Processing all of the ‘MOVED’ or ‘OK’ results in this way leads to this graph:

Detailed Similarity Trends

So, for all those ‘OK’ or ‘MOVED’ URLs, the vast majority appear to have changed. Very few are binary identical (‘SAME’), and while many of the others remain ‘SIMILAR’ at first, that fraction tails off as we go back in time.

Summarizing Similarity #

Combining the similarity data with the original graph, we can replace the ‘OK’ and ‘MOVED’ parts of the graph with the similarity results in order to see those trends in context:

Overall Similarity Trends

Shown in this way, it is clear that very few archived resources are still available, unchanged, on the current web. Or, in other words, very few of our archived URLs are cool.
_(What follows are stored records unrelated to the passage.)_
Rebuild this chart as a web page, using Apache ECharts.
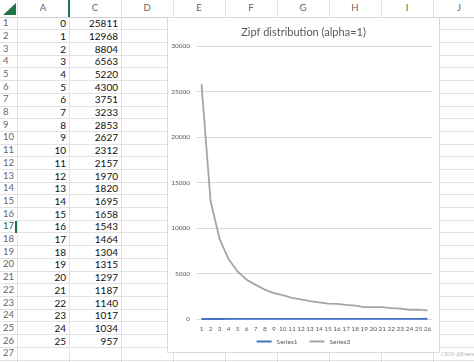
<!DOCTYPE html>
<html><head><meta charset="utf-8">
<script src="https://cdn.jsdelivr.net/npm/echarts@6/dist/echarts.min.js"></script>
<style>
body{margin:0;width:474px;height:362px;overflow:hidden;background:#fff;position:relative;font-family:Lato,'Open Sans',sans-serif}
.hl{position:absolute;left:0;width:474px;height:1px;background:#e2e2e2}
.vl{position:absolute;top:0;width:1px;height:362px;background:#e2e2e2}
.t{position:absolute;font-size:10px;line-height:12px;white-space:nowrap}
#chartBox{position:absolute;left:167px;top:17px;width:273px;height:336px;box-sizing:border-box;border:1px solid #d9d9d9;background:#fff}
#chart{position:absolute;left:-1px;top:-1px;width:273px;height:336px}
#wm{position:absolute;left:441px;top:351px;font-size:5px;color:#b8b8b8;white-space:nowrap}
</style></head>
<body>
<div id="sheet"></div>
<div id="chartBox"><div id="chart"></div></div>
<div id="wm">CSDN @Emerau</div>
<script>
// ---- data ----
const colHeaders = ['A','C','D','E','F','G','H','I','J'];
const rowNumbers = ['1','2','3','4','5','6','7','8','9','10','11','12','13','14','15','16','17','18','19','20','21','22','23','24','25','26','27'];
const series1 = [0,1,2,3,4,5,6,7,8,9,10,11,12,13,14,15,16,17,18,19,20,21,22,23,24,25];
const series3 = [25811,12968,8804,6563,5220,4300,3751,3233,2853,2627,2312,2157,1970,1820,1695,1658,1543,1464,1304,1315,1297,1187,1140,1017,1034,957];
const categories = ['1','2','3','4','5','6','7','8','9','10','11','12','13','14','15','16','17','18','19','20','21','22','23','24','25','26'];
const yTicks = [0,5000,10000,15000,20000,25000,30000];

// ---- spreadsheet background ----
const sheet = document.getElementById('sheet');
const headH = 16.6, rowH = 12.7, rhW = 17, colW = 52;
function add(cls, style, text){const d=document.createElement('div');d.className=cls;d.style.cssText=style;if(text!==undefined)d.textContent=text;sheet.appendChild(d);return d;}
for(let k=0;k<=28;k++){ add('hl','top:'+Math.round(headH+k*rowH)+'px;'+(k===0?'background:#cfcfcf;':'')); }
for(let c=0;c<=9;c++){ add('vl','left:'+(rhW+c*colW)+'px;'); }
colHeaders.forEach((h,i)=>{ add('t','left:'+(rhW+i*colW)+'px;top:2px;width:'+colW+'px;text-align:center;color:#666;font-size:9.5px;',h); });
rowNumbers.forEach((r,i)=>{ add('t','left:3px;top:'+(headH+i*rowH+0.5)+'px;color:'+(i===16?'#217346':'#666')+';font-size:9.5px;',r); });
series1.forEach((v,i)=>{ add('t','left:'+rhW+'px;top:'+(headH+i*rowH+0.5)+'px;width:'+(colW-3)+'px;text-align:right;color:#111;',String(v)); });
series3.forEach((v,i)=>{ add('t','left:'+(rhW+colW)+'px;top:'+(headH+i*rowH+0.5)+'px;width:'+(colW-3)+'px;text-align:right;color:#111;',String(v)); });
add('', 'position:absolute;left:68px;top:0;width:2px;height:17px;background:#217346;');
add('', 'position:absolute;left:15px;top:'+Math.round(headH+16*rowH+1)+'px;width:2px;height:'+Math.round(rowH-1)+'px;background:#217346;');
add('', 'position:absolute;left:3px;top:3px;width:0;height:0;border-left:13px solid transparent;border-bottom:12px solid #217346;');

// ---- chart ----
const chart = echarts.init(document.getElementById('chart'), null, {renderer:'canvas'});
chart.setOption({
  animation:false,
  title:{text:'Zipf distribution (alpha=1)',left:'center',top:5,textStyle:{fontSize:11,fontWeight:'normal',color:'#595959',fontFamily:'Lato'}},
  legend:{bottom:3,left:'center',itemWidth:15,itemHeight:2,itemGap:12,icon:'rect',
    textStyle:{fontSize:6.5,color:'#595959',fontFamily:'Lato'},data:['Series1','Series3']},
  grid:{left:30,right:8,top:29,bottom:34},
  xAxis:{type:'category',data:categories,boundaryGap:true,
    axisLine:{lineStyle:{color:'#d9d9d9'}},axisTick:{show:false},
    axisLabel:{fontSize:6.5,color:'#595959',margin:6,interval:0,fontFamily:'Lato'}},
  yAxis:{type:'value',min:yTicks[0],max:yTicks[yTicks.length-1],interval:yTicks[1]-yTicks[0],
    axisLine:{show:false},axisTick:{show:false},
    splitLine:{lineStyle:{color:'#d9d9d9',width:1}},
    axisLabel:{fontSize:6.5,color:'#595959',margin:7,fontFamily:'Lato',formatter:v=>String(v)}},
  series:[
    {name:'Series1',type:'line',data:series1,symbol:'none',lineStyle:{color:'#4472C4',width:1.8},itemStyle:{color:'#4472C4'}},
    {name:'Series3',type:'line',data:series3,symbol:'none',lineStyle:{color:'#A5A5A5',width:1.8},itemStyle:{color:'#A5A5A5'}}
  ]
});
</script>
</body></html>
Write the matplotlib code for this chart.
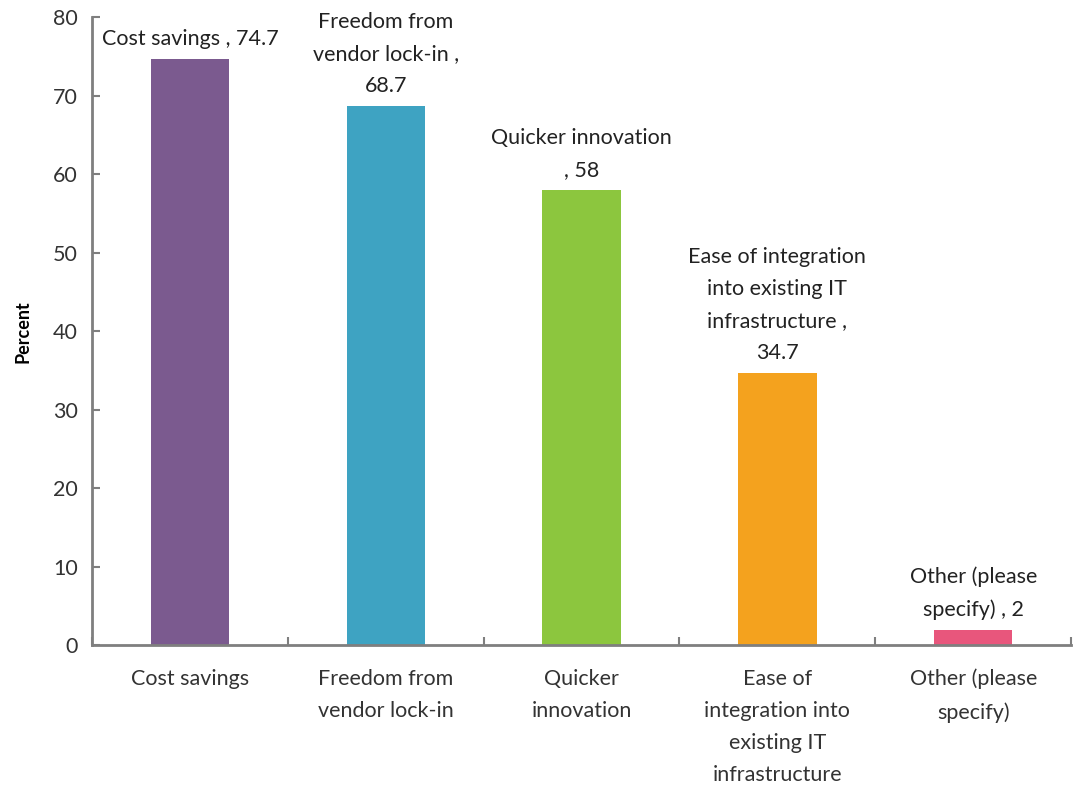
import matplotlib
matplotlib.use("Agg")
import matplotlib.pyplot as plt
import numpy as np

plt.rcParams.update({
    "font.family": ["Lato", "DejaVu Sans"],
    "font.size": 15.5,
})

categories = ["Cost savings", "Freedom from\nvendor lock-in", "Quicker\ninnovation",
              "Ease of\nintegration into\nexisting IT\ninfrastructure", "Other (please\nspecify)"]
values = [74.7, 68.7, 58, 34.7, 2]
value_labels = ["Cost savings , 74.7", "Freedom from\nvendor lock-in ,\n68.7",
                "Quicker innovation\n, 58", "Ease of integration\ninto existing IT\ninfrastructure ,\n34.7",
                "Other (please\nspecify) , 2"]
colors = ["#7B5A8F", "#3EA3C2", "#8CC63E", "#F4A21E", "#E8567C"]
yticks = [0, 10, 20, 30, 40, 50, 60, 70, 80]

AX = "#7f7f7f"

fig = plt.figure(figsize=(10.76, 7.85), dpi=100)
ax = fig.add_axes([0.0855, 0.178, 0.91, 0.8])
x = np.arange(len(values))
ax.bar(x, values, width=0.4, color=colors)

for xi, v, lab in zip(x, values, value_labels):
    ax.annotate(lab, (xi, v), xytext=(0, 7), textcoords="offset points",
                ha="center", va="bottom", linespacing=1.75, color="#222222")

ax.set_xlim(-0.5, 4.5)
ax.set_ylim(0, 80)
ax.set_yticks(yticks)
ax.set_xticks(x)
ax.set_xticklabels(categories, linespacing=1.75, color="#333333")
ax.set_xticks(np.arange(-0.5, 4.6, 1), minor=True)
ax.tick_params(axis="x", which="major", length=0, pad=17)
ax.tick_params(axis="x", which="minor", direction="in", length=6, width=1.5, color=AX)
ax.tick_params(axis="y", direction="in", length=6, width=1.5, color=AX,
               labelcolor="#333333", pad=10)
ax.set_ylabel("Percent", fontweight="bold", fontsize=13, labelpad=16)

for sp in ("top", "right"):
    ax.spines[sp].set_visible(False)
for sp in ("left", "bottom"):
    ax.spines[sp].set_color(AX)
    ax.spines[sp].set_linewidth(2)

fig.savefig("out.png")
Local Versus Global Trends #

While this analysis helps us understand the trends and value of our open archive, it’s not yet clear how much it tells us about other collections, or global trends. Historically, the UK Web Archive has focused on high-status sites and sites known to be at risk, and these selection criteria are likely to affect the overall trends. In particular, the very rapid loss of content observed here is likely due to the fact that so many of the site we archive were know to be ‘at risk’ (such as the sites lost during the 2012 NHS reforms). We can partially address this by running the same kind of analysis over our broader, domain-scale collections. However, that would still bias things towards the UK, and it would be interesting to understand how these trends might differ across countries, and globally.